There are so many other opportunities to continue my passion for the sport that won’t take away from my mental and physical well-being. I can join a club team when I go to college and still continue to golf in my freetime. There is just so much more to life than sports and there is so much more to learn from my childhood opportunities and experiences because of them.
“Too many kids have been taught that the goal of [high school] sports is to achieve an athletic scholarship,” Proactive Coaching, an organization that works with coaches and teams to create character-based team cultures said. “Here is the truth — the goal of [high school] sports is to learn how to be a better person, better teammate, better communicator and to enjoy being a teenager … something you can’t get back.”

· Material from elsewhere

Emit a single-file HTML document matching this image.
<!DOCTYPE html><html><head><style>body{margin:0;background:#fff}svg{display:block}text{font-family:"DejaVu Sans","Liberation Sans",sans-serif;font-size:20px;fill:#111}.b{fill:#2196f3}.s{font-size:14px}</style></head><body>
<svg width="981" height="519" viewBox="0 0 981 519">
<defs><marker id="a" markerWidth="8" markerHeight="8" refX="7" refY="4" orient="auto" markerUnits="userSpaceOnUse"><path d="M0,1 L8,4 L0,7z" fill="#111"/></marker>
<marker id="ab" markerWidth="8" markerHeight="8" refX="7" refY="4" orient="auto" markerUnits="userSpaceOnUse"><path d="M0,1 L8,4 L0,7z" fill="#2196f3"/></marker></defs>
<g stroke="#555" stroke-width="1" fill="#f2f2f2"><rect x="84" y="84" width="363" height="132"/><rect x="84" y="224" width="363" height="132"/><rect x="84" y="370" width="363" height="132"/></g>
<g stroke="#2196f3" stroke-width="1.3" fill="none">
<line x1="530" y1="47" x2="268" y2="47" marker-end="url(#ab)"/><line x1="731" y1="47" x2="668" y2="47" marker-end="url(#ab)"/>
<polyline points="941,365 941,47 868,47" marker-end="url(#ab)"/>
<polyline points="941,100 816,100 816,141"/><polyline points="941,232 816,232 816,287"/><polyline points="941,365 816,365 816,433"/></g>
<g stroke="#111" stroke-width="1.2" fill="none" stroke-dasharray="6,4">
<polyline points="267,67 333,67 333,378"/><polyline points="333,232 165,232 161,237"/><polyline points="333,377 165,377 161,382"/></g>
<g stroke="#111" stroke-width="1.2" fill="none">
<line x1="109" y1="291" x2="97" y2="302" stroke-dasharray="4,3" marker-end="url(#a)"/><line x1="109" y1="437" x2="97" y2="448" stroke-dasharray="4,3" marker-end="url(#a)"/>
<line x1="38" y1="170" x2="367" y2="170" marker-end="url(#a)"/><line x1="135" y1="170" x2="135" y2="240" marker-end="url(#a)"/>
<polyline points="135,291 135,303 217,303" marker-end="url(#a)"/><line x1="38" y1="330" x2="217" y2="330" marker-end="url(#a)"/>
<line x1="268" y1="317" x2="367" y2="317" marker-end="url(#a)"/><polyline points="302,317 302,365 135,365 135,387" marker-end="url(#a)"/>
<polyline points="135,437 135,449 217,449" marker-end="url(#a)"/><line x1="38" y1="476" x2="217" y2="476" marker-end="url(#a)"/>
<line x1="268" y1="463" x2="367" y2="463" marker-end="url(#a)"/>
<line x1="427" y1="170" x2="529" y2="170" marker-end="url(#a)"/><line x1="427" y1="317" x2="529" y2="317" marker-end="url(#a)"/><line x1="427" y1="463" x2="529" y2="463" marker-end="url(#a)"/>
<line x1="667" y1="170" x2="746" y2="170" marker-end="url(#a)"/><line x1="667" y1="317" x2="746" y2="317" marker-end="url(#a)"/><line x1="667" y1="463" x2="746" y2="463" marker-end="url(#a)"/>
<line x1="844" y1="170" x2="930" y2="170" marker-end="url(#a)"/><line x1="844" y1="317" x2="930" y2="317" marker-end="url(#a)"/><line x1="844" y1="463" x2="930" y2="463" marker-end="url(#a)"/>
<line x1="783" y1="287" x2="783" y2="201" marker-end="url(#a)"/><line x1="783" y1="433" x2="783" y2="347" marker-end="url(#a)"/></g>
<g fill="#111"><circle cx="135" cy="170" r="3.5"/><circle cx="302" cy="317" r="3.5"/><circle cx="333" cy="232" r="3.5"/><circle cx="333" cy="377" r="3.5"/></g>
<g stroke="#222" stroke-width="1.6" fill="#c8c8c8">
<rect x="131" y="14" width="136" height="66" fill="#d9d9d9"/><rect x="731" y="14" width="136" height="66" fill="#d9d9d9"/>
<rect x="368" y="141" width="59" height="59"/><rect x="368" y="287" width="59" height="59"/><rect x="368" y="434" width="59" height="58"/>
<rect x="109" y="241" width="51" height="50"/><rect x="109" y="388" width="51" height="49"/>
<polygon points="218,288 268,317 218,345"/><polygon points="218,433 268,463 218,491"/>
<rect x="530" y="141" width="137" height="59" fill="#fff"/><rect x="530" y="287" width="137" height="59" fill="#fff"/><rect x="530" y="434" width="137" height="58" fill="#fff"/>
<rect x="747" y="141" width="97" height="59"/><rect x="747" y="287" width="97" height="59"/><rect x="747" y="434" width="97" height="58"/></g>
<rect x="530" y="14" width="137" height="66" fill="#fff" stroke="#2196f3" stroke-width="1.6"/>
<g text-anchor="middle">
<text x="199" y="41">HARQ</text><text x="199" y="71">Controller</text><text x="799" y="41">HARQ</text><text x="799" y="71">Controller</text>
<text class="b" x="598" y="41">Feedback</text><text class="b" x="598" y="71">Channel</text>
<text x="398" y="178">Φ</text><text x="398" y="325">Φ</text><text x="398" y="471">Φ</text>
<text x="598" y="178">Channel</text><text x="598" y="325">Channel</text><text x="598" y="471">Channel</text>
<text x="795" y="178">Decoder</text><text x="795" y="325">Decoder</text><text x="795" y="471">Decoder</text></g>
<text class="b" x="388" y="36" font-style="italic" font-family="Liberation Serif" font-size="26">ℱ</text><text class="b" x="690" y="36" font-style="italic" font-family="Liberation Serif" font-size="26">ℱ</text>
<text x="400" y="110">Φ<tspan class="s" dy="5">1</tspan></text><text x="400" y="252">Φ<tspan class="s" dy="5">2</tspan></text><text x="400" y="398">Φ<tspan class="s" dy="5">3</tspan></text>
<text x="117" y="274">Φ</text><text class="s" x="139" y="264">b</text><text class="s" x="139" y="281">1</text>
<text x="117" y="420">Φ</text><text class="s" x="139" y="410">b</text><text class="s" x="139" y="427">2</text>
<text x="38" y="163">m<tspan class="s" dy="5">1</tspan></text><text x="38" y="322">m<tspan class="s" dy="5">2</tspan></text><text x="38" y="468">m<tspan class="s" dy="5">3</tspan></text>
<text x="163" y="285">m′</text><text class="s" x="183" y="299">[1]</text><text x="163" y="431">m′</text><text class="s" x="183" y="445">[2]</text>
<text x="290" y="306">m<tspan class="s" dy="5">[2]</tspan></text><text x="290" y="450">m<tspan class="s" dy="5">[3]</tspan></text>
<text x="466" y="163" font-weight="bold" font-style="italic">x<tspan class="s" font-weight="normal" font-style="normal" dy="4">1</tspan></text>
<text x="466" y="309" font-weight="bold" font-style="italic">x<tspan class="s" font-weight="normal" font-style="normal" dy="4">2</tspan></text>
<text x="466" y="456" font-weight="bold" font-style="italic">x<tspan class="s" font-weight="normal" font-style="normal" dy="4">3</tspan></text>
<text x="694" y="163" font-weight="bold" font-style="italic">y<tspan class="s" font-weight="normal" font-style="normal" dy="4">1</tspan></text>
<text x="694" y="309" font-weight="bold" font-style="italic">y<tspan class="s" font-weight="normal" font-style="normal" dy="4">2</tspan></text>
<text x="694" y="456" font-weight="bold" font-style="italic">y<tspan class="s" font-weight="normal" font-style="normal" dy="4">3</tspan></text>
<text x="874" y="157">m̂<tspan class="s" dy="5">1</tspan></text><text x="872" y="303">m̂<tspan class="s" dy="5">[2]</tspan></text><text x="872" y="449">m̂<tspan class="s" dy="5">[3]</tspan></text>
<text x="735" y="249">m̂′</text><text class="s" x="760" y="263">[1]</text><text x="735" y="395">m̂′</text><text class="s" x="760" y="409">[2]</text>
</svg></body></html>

There is still a lot I have been able to take away from my experiences in sports like lifelong friends and some of my favorite memories. I will never forget the sectional tournament junior year. After a quadruple bogey on the first hole, I had thought my round was doomed. But, standing on the 18th green hours later I tapped in a two-foot putt for a 79 and was surrounded by my own joy and the excited enthusiasm of my coaches.

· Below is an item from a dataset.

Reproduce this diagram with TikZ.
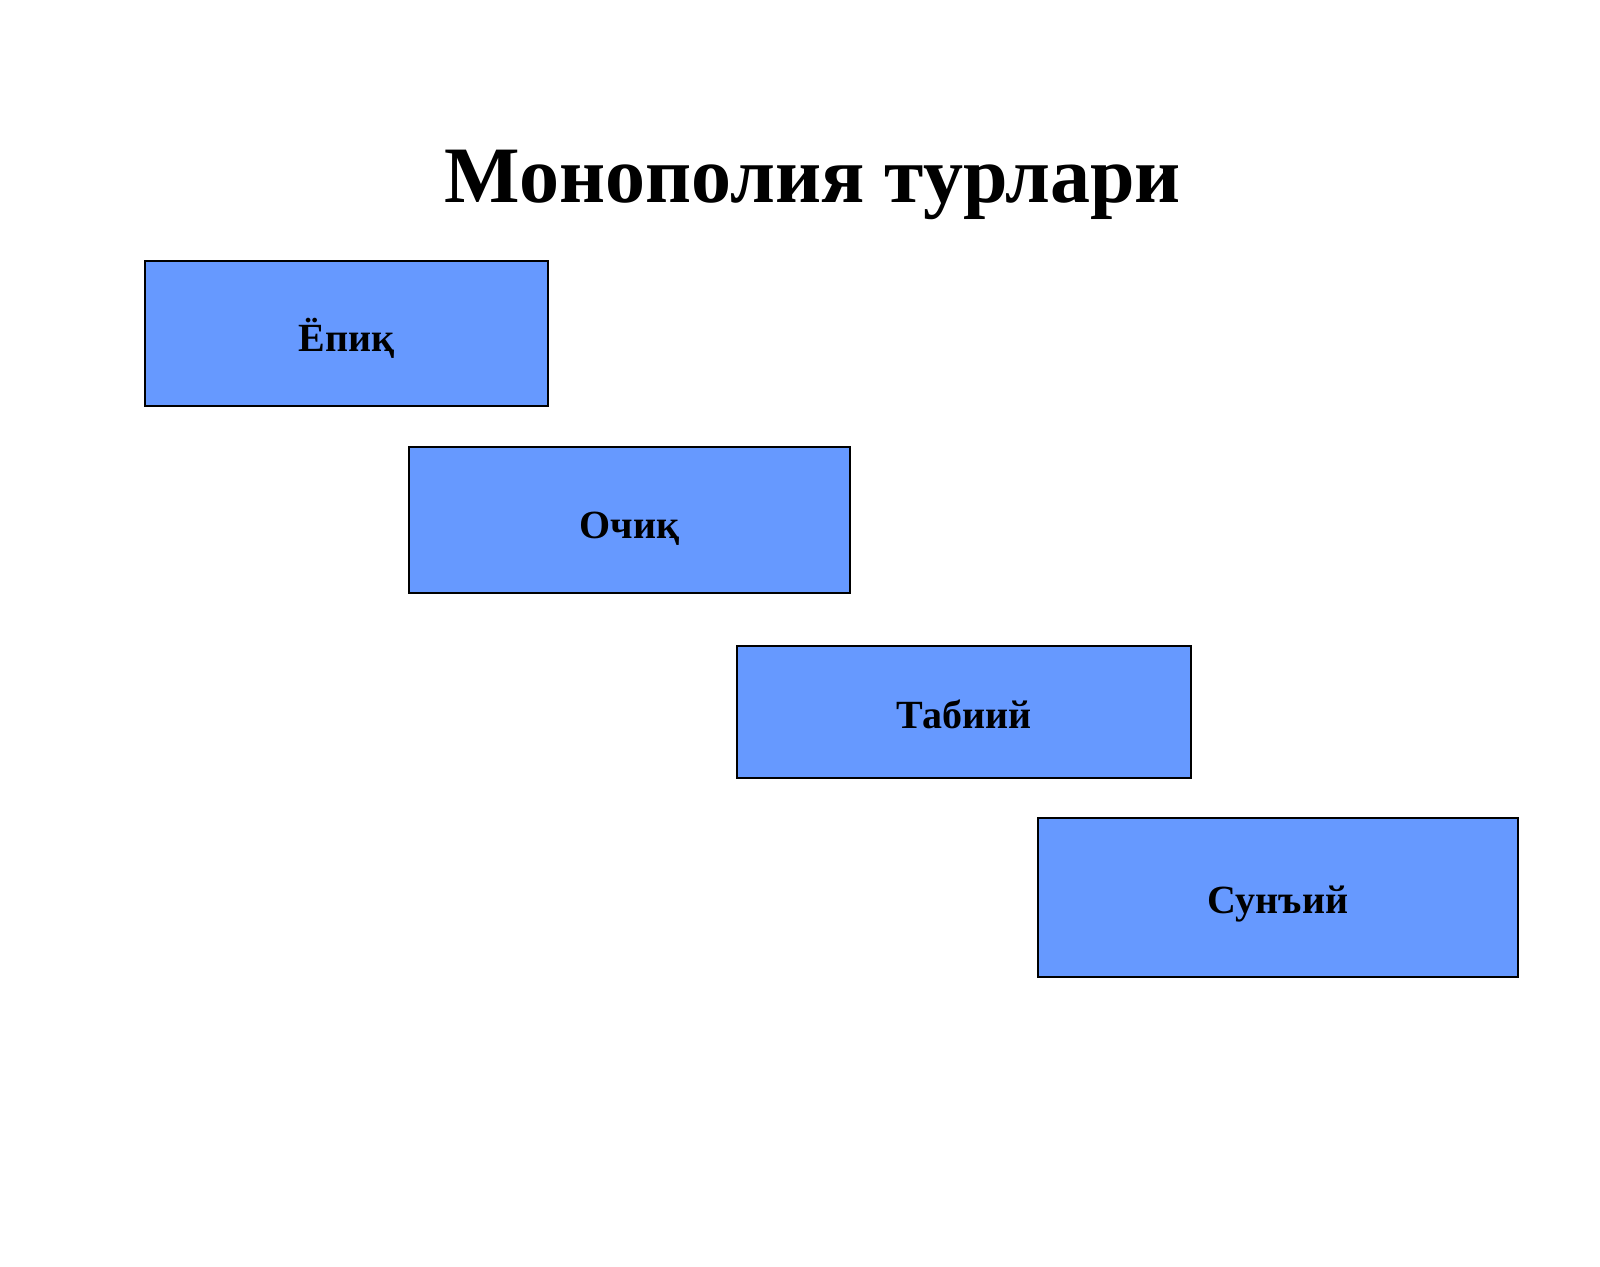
\documentclass[tikz,border=0pt]{standalone}
\usepackage{fontspec}
\setmainfont{Liberation Serif}
\definecolor{boxblue}{HTML}{6699FF}
\begin{document}
\begin{tikzpicture}[x=1pt,y=-1pt,
  typebox/.style={draw=black,line width=2pt,fill=boxblue},
  boxlabel/.style={font=\fontsize{40}{46}\selectfont\bfseries,text=black}]
\useasboundingbox[fill=white] (0,0) rectangle (1600,1266);
\node[font=\fontsize{80}{92}\selectfont\bfseries,anchor=base] (title) at (813,202) {Монополия турлари};
\draw[typebox] (145,261) rectangle (548,406);
\node[boxlabel,anchor=base] (b1) at (346.5,351) {Ёпиқ};
\draw[typebox] (409,447) rectangle (850,593);
\node[boxlabel,anchor=base] (b2) at (629.5,538) {Очиқ};
\draw[typebox] (737,646) rectangle (1191,778);
\node[boxlabel,anchor=base] (b3) at (964,728) {Табиий};
\draw[typebox] (1038,818) rectangle (1518,977);
\node[boxlabel,anchor=base] (b4) at (1278,913) {Сунъий};
\end{tikzpicture}
\end{document}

I can safely say that I’m able to wipe away the tears of a career I witnessed come to an end; the hugs, the disappointments, the pure joy. Walking down the 18th fairway in Bolivar at the final tournament of my senior year I was at peace saying goodbye to how much I’ve given to the sport and how much it has taken away from me. A par on that finishing hole is all I needed to rejoice in my accomplishments, the defeats and all of the people who cheered me on. That is what I’m going to take away from my time in high school sports and even though it isn’t a college scholarship, it’s much more rewarding.